4. Does my approved interest rate depend on me purchasing any extras, like an extended warranty or GAP insurance?
This is a sneaky tactic called “tied selling.” A finance manager might imply that your great interest rate is contingent on you buying a high-profit add-on. This is often untrue and can even be illegal. Ask directly to separate the financing from the add-ons.
Unpacking Your Trade-In Value
If you have a car to trade in, treat it as a completely separate transaction. Dealers can sometimes manipulate the numbers, offering you a great price on your trade-in but not budging on the new car price, or vice-versa.
1. Can you please provide a cash offer for my trade-in, completely separate from the new car purchase?
This forces them to give you a real, concrete number for your car. Before you even go to the dealership, you should have an idea of your car’s value from sources like Kelley Blue Book (KBB), Edmunds, and by getting real offers from places like CarMax or Carvana. This gives you a strong negotiating position.

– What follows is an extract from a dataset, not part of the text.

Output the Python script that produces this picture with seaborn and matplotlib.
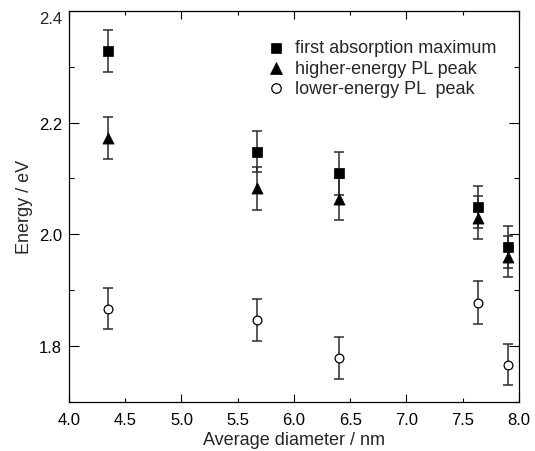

2. What value are you using for my trade-in: the wholesale value or the actual cash value (ACV)?
This question shows you’ve done your homework. They will almost always offer you the wholesale or auction value because they plan to resell it for a profit. Knowing this helps you understand their offer and push for a number closer to the private party or retail value.
Secrets to a Flawless Dealership Negotiation
Asking the right questions is half the battle. The other half is your mindset and strategy. Here are a few hard-won secrets I’ve learned over the years.
- The Power of the Pre-Approval: The single best thing you can do is walk into a dealership with a pre-approved loan from your own bank or credit union. It becomes your baseline. If the dealer can beat your pre-approved rate, great! If not, you have a solid backup. It takes the financing pressure completely off the table.
- My Biggest Mistake (Don’t Do This!): On my second car purchase, I thought I was smarter. I negotiated the price down hard. But in the finance office, I was tired. The manager offered a “Tire & Wheel Protection Plan” for “just a few dollars more per month.” I caved. I later calculated that this “small” addition cost me almost $800 over the loan term for a plan I never used. The lesson: stay vigilant until the final signature. The deal isn’t done until the ink is dry.
- Embrace the Silence: After you ask a question (like “Is that the best price you can offer?”), don’t say anything else. Just wait. Salespeople are trained to fill silence. More often than not, they will be the first to speak, often coming back with a better offer or more information. It’s uncomfortable, but it works.
- Know When to Walk Away: Your greatest power is your ability to leave. If you feel pressured, confused, or the numbers just don’t feel right, thank them for their time and walk out. There are always other cars and other dealerships. A good deal never requires you to make a decision on the spot.
Frequently Asked Questions
What is a good interest rate for a car loan in 2026?
It heavily depends on your credit score and the loan term. For top-tier credit (780+), you might find rates from 5.5% to 7%. For average credit (670-739), expect rates between 7% and 10%. Always check with your local bank or credit union first, as they often have the most competitive rates.
Can I negotiate the ‘Doc Fee’?
While the dealership will likely say the fee itself is fixed for all customers, you can absolutely negotiate the vehicle’s sale price down to compensate for a high doc fee. For example, if the fee is $500, ask for another $500 off the car’s price.
Is it better to get financing through the dealership or my bank?
It’s best to get a pre-approval from your bank first. This gives you a competitive offer to compare against the dealership’s financing. Let them compete for your business. Sometimes, manufacturer financing through a dealer can offer special rates that a bank can’t match.
How do I know if an extended warranty is worth it?
First, understand that new cars already come with a comprehensive manufacturer’s warranty. An extended warranty is essentially an insurance policy against future repairs. Consider the car’s reliability record, how long you plan to own it, and the cost of the warranty. They are almost always negotiable and often cheaper from third-party providers.